NEFS

ejder1

tasavvufta “nefs” terimi pek çok anlamda kullanılır. hangi anlamda kullanıldığını bağlamına ve yerine göre bizim tespit etmemiz gerekir.

nefs en temel anlamı itibariyle, bizim hayvanlarla ortak yanımız olan biyolojik bedenimizin ürettiği tabiat seviyesindeki düşük bilinçtir. son derece düşük olan bu bilinç, bizim genel bilincimizi de tabiat seviyesine çekmek ister. tabiat seviyesinde işlerin nasıl yürüdüğü hepimizin malumudur. tabiat belgesellerinde izliyoruz.

memeli ve sürüngen beyinlerimiz veya kısaca altbeynimiz radarıyla sürekli çevre taraması yapar ve şu algoritmayı çalıştırır:

1. ben bunu yer miyim?

2. bu beni yer mi?

3. bu çiftleşmek için eş mi?

sorgunun cevabı birinci madde için evet ise saldır…ikincisi ise kaç…üçüncüsü ise kur yap…
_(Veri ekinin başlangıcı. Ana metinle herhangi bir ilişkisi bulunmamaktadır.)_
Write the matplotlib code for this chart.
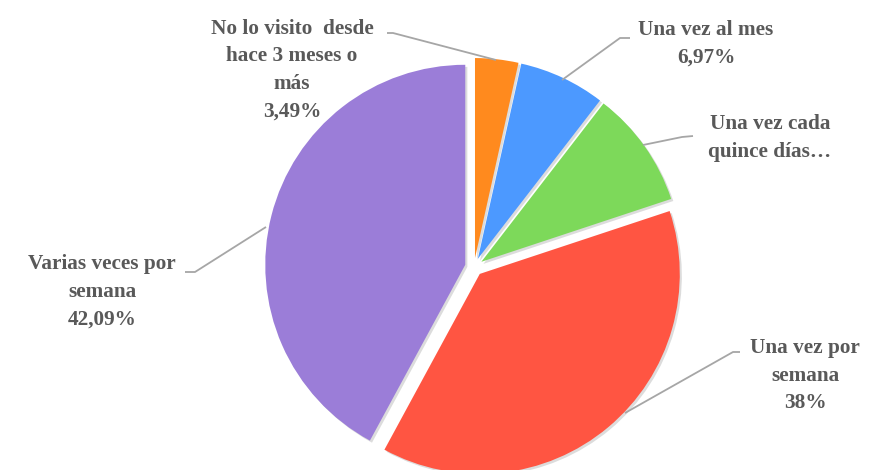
import matplotlib.pyplot as plt

# Frecuencia de visita
categorias = ["No lo visito  desde\nhace 3 meses o\nmás", "Una vez al mes", "Una vez cada\nquince días…",
              "Una vez por\nsemana", "Varias veces por\nsemana"]
porcentajes = [3.49, 6.97, 9.45, 38, 42.09]
mostrar_pct = [True, True, False, True, True]
colores = ["#FF8A1E", "#4C99FF", "#7DD95A", "#FF5542", "#9B7DD8"]


def fmt_pct(v):
    s = f"{v:.2f}".rstrip("0").rstrip(".")
    return s.replace(".", ",") + "%"


W, H = 871, 470
fig = plt.figure(figsize=(W / 100, H / 100), dpi=100)
ax = fig.add_axes([0, 0, 1, 1])

# Pastel en coordenadas de pixel (y hacia arriba); explode va en las mismas unidades
ax.pie(porcentajes, colors=colores, startangle=90, counterclock=False,
       center=(474, H - 267), radius=200, explode=[9] * 5,
       wedgeprops=dict(linewidth=0),
       shadow=dict(ox=1.5, oy=-1.5, facecolor="#8c8c8c", edgecolor="none", alpha=0.3))

ax.set_xlim(0, W)
ax.set_ylim(0, H)
ax.set_aspect("equal")
ax.axis("off")

# Posicion de etiquetas y lineas guia (x, y de la imagen)
pos_texto = [(292, 70), (706, 44), (770, 138), (805, 376), (102, 292)]
guias = [
    [(387, 33), (393, 33), (496, 60)],
    [(630, 38), (620, 38), (562, 80)],
    [(693, 136), (682, 137), (643, 145)],
    [(740, 352), (733, 352), (625, 413)],
    [(185, 272), (195, 272), (266, 227)],
]

for cat, v, show, (tx, ty), g in zip(categorias, porcentajes, mostrar_pct, pos_texto, guias):
    texto = cat + ("\n" + fmt_pct(v) if show else "")
    ax.text(tx, H - ty, texto, ha="center", va="center", fontsize=15.3,
            fontfamily="Liberation Serif", fontweight="bold", color="#595959",
            linespacing=1.5)
    ax.plot([p[0] for p in g], [H - p[1] for p in g], color="#A6A6A6", lw=1.3,
            solid_capstyle="butt")

fig.savefig("out.png", dpi=100)
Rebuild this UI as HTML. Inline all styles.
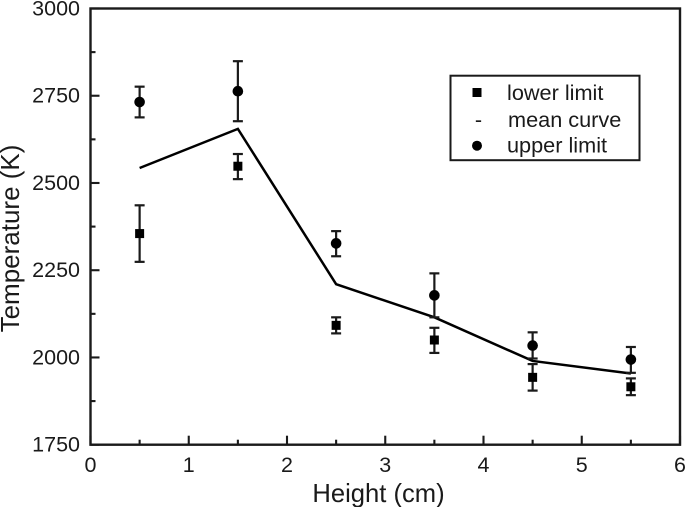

hani şu medeniyet, çağdaşlık vs. adına serbest ilişkileri savunan, “kadın ve erkek arkadaş olabilir, ne var bunda?” diyen şahısların dahi altbeyni bu şekilde çalışıyor. üst beyin yani korteks ne gibi bir aklileştirme yaparsa yapsın…instagramda kendini sergileyen kadın, aslında altbeyin itibariyle tüm çevre erkeklerine sanal bir feromon göndermektedir; içlerinden en üstün genlere sahip olanını seçmek için. bu talebin sosyal hayattaki bazı normlar sebebiyle realize edilip edilmemesi önemli değildir. neticede altbeynin mesajı nettir.

bir takım tasavvufi çalışmalarla genel bilincimizi yükseltebiliriz elbette. ancak nefs daimi olarak sözü edilen itkiyi bilincimize zerk etmeye devam edecektir. bu noktada nefsi kontrol altına almamız gerekmektedir. nefsi hizaya sokan ve onun boynunu büken tek uygulama ise açlıktır. açlıktan başka hiçbir şey nefsi durduramaz.

açlıkta iki mertebe vardır:

1. müminler mertebesi: günde iki öğünle yetinmektir. bundan fazlası ifrattır ve nefsi azdırır.

2. havas mertebesi: günde tek öğün ile yetinmektir. bu mertebe bizim haddimiz değildir. yalnızca yüksek marifet ehline özgüdür.

klasik tasavvuf ehlinin riyazet adı altında uyguladıkları çok sert açlık rejimleri vardır ki, aslında nefsin terbiyesine çok fazla katkıda bulunmaz. imam-ı rabbani hazretleri, yemede ölçülü olmanın nefse çok daha zor geldiğini ve bu nedenle terbiye edici etkisinin riyazetlerden daha fazla olduğunu belirtmiştir. (kontrolsüz yemek ifrat; sert riyazet rejimleri tefrit; ölçülü yemek ise orta yol ve istikamet çizgisidir. nefs her zaman ifrat ve tefritlerden hoşlanır. onu vuran ölçülü olmak ve orta yoldur)

sonuç: yemede ölçüye riayet etmeyen kişi, nefsin etkisiyle firavunlaşır. yemede ölçüye riayet etmediğimiz müddetçe, farkında olmasak bile, hepimiz kendi derecemize göre birer firavun kesiliriz.